At a more operational level, AI-driven decision-support tools can optimize runway allocation and sequencing in real time, balancing noise distribution across communities while maintaining throughput. NASA’s ATD-2 (Airspace Technology Demonstration 2) project has tested such integrated arrival/departure/surface scheduling, showing that it is possible to reduce noise impact without sacrificing efficiency. As these systems mature, they promise to make dynamic, adaptive noise management a standard component of airport collaborative decision-making.
The Horizon: Electric Propulsion and Urban Air Mobility
Looking forward, the push toward sustainable aviation will introduce new noise dynamics. Electric and hybrid-electric aircraft are significantly quieter than their turbofan counterparts, especially during takeoff and climb, because electric motors produce less mechanical noise and can be distributed along the wing to shorten takeoff distances. NASA’s X-57 Maxwell demonstrator has provided valuable data on the acoustic signature of distributed electric propulsion. However, the rise of urban air mobility (UAM) — with fleets of electric vertical takeoff and landing (eVTOL) vehicles operating from vertiports in dense city environments — will generate a new set of low-altitude noise challenges. The sound spectrum of eVTOLs is different, often dominated by tonal blade-passage frequencies that can be perceptually more annoying even at lower decibel levels.
Anticipating this, standards bodies such as SAE International are developing new metrics and measurement procedures for UAM noise. Airports of the future may need to integrate low-altitude noise monitors and develop separate contour maps for eVTOL operations. Europe’s SESAR program and the FAA’s ASSURE center of excellence are already funding research into community acceptance of novel aircraft noise, ensuring that the monitoring and mitigation technologies that worked for conventional fixed-wing aviation are adapted for the next generation of flight.

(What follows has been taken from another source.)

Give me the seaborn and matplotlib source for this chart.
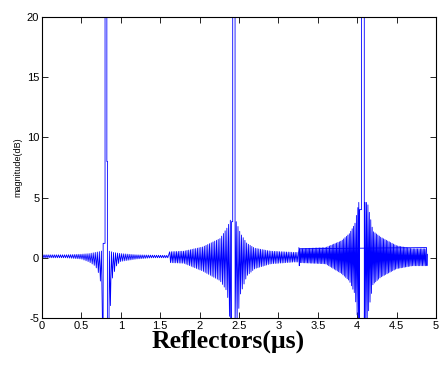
import numpy as np
import pandas as pd
import matplotlib
matplotlib.use("Agg")
import matplotlib.pyplot as plt
import seaborn as sns

# ---------------- data ----------------
# envelope knots (x in us, upper / lower level in dB) of the three reflector segments
seg_a_x     = [0.00, 0.30, 0.50, 0.60, 0.68, 0.72, 0.75, 0.770]
seg_a_up    = [0.25, 0.25, 0.30, 0.35, 0.45, 0.50, 0.55, 0.60]
seg_a_lo    = [0.00, 0.00, -0.10, -0.35, -0.70, -1.30, -2.20, -6.0]
seg_a2_x    = [0.855, 0.88, 0.90, 0.95, 1.00, 1.20, 1.40, 1.60]
seg_a2_up   = [0.55, 0.50, 0.45, 0.40, 0.35, 0.25, 0.22, 0.20]
seg_a2_lo   = [-6.0, -2.10, -1.50, -0.60, -0.30, -0.10, 0.00, 0.00]

seg_b_x     = [1.62, 1.80, 2.04, 2.26, 2.35, 2.395]
seg_b_up    = [0.50, 0.55, 0.90, 1.60, 2.50, 3.20]
seg_b_lo    = [-0.40, -0.45, -1.10, -1.90, -2.80, -6.0]
seg_b2_x    = [2.465, 2.52, 2.60, 2.70, 2.90, 3.20, 3.26]
seg_b2_up   = [3.00, 2.00, 1.20, 0.80, 0.55, 0.45, 0.45]
seg_b2_lo   = [-6.0, -3.00, -1.50, -0.90, -0.50, -0.35, -0.35]

seg_c_x     = [3.27, 3.60, 3.80, 3.90, 3.97, 4.02]
seg_c_up    = [0.75, 0.85, 1.40, 2.00, 2.80, 4.60]
seg_c_lo    = [-0.40, -0.50, -1.30, -1.90, -3.00, -6.0]
seg_c2_x    = [4.10, 4.13, 4.20, 4.30, 4.50, 4.70, 4.88]
seg_c2_up   = [4.60, 4.60, 2.20, 1.70, 1.00, 0.75, 0.75]
seg_c2_lo   = [-6.0, -5.00, -2.20, -1.60, -0.90, -0.66, -0.66]

# main lobes (vertices)
lobe_a_x = [0.770, 0.776, 0.776, 0.800, 0.800, 0.823, 0.823, 0.830, 0.830, 0.850, 0.855]
lobe_a_y = [-6.0, -6.0, 1.2, 1.2, 25.0, 25.0, 8.0, 8.0, -6.0, -6.0, 0.5]
lobe_b_x = [2.395, 2.405, 2.405, 2.420, 2.420, 2.450, 2.450, 2.465]
lobe_b_y = [-6.0, -6.0, 3.0, 3.0, 25.0, 25.0, -6.0, 3.0]
lobe_c_x = [4.020, 4.030, 4.030, 4.055, 4.055, 4.090, 4.090, 4.100]
lobe_c_y = [4.6, -6.0, 4.0, 4.0, 25.0, 25.0, -6.0, 4.6]

# small glitches at segment joins
glitch_x = [3.26, 3.265, 3.27, 4.88, 4.885, 4.89]
glitch_y = [0.85, -0.66, 0.75, 0.85, -0.66, 0.30]

x_ticks = [0, 0.5, 1, 1.5, 2, 2.5, 3, 3.5, 4, 4.5, 5]
y_ticks = [-5, 0, 5, 10, 15, 20]


def zigzag(xk, up, lo, step):
    xs = np.arange(xk[0], xk[-1] + 1e-9, step)
    u = np.interp(xs, xk, up)
    l = np.interp(xs, xk, lo)
    ys = np.where(np.arange(len(xs)) % 2 == 0, u, l)
    return xs, ys


sns.set_style("ticks")
plt.rcParams["font.family"] = ["Liberation Sans", "DejaVu Sans"]
plt.rcParams["xtick.direction"] = "in"
plt.rcParams["ytick.direction"] = "in"
plt.rcParams["text.color"] = "black"
plt.rcParams["axes.labelcolor"] = "black"

fig = plt.figure(figsize=(4.4, 3.65), dpi=100)
ax = fig.add_axes([42 / 440, 47 / 365, 394 / 440, 301 / 365])

pieces = [
    zigzag(seg_a_x, seg_a_up, seg_a_lo, 0.013),
    (np.array(lobe_a_x), np.array(lobe_a_y)),
    zigzag(seg_a2_x, seg_a2_up, seg_a2_lo, 0.013),
    zigzag(seg_b_x, seg_b_up, seg_b_lo, 0.011),
    (np.array(lobe_b_x), np.array(lobe_b_y)),
    zigzag(seg_b2_x, seg_b2_up, seg_b2_lo, 0.011),
    zigzag(seg_c_x, seg_c_up, seg_c_lo, 0.009),
    (np.array(lobe_c_x), np.array(lobe_c_y)),
    zigzag(seg_c2_x, seg_c2_up, seg_c2_lo, 0.009),
]
xs = np.concatenate([p[0] for p in pieces])
ys = np.concatenate([p[1] for p in pieces])
df = pd.DataFrame({"x": xs, "y": ys})
sns.lineplot(data=df, x="x", y="y", estimator=None, sort=False,
             color="#0000ff", lw=0.6, ax=ax)
sns.lineplot(x=glitch_x, y=glitch_y, estimator=None, sort=False,
             color="#0000ff", lw=0.6, ax=ax)

ax.set_xlim(0, 5)
ax.set_ylim(-5, 20)
ax.set_xticks(x_ticks)
ax.set_xticklabels([f"{t:g}" for t in x_ticks])
ax.set_yticks(y_ticks)
ax.set_yticklabels([f"{t:g}" for t in y_ticks])
ax.tick_params(axis="both", which="both", direction="in", length=4, width=0.6,
               top=True, right=True, labelsize=8, pad=2, colors="black")
for s in ax.spines.values():
    s.set_visible(True)
    s.set_linewidth(0.8)
    s.set_color("black")

ax.set_ylabel("magnitude(dB)", fontsize=6.5, labelpad=3, color="black")
ax.set_xlabel("Reflectors(\u03bcs)", fontsize=18.5, fontweight="bold",
              family=["Liberation Serif", "DejaVu Serif"], labelpad=1,
              color="black")
ax.xaxis.set_label_coords(0.472, -0.04, transform=ax.transAxes)
ax.xaxis.label.set_va("top")

fig.savefig("out.png", dpi=100, facecolor="white")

The arc of development in airport noise monitoring and mitigation reflects a broader shift from reactive measurement to proactive, predictive, and highly transparent management. What began as a simple meter at the end of a runway has become a complex ecosystem of sensors, models, and community interfaces — all directed at preserving the connectivity that airports provide while respecting the quality of life of those who live in their shadow.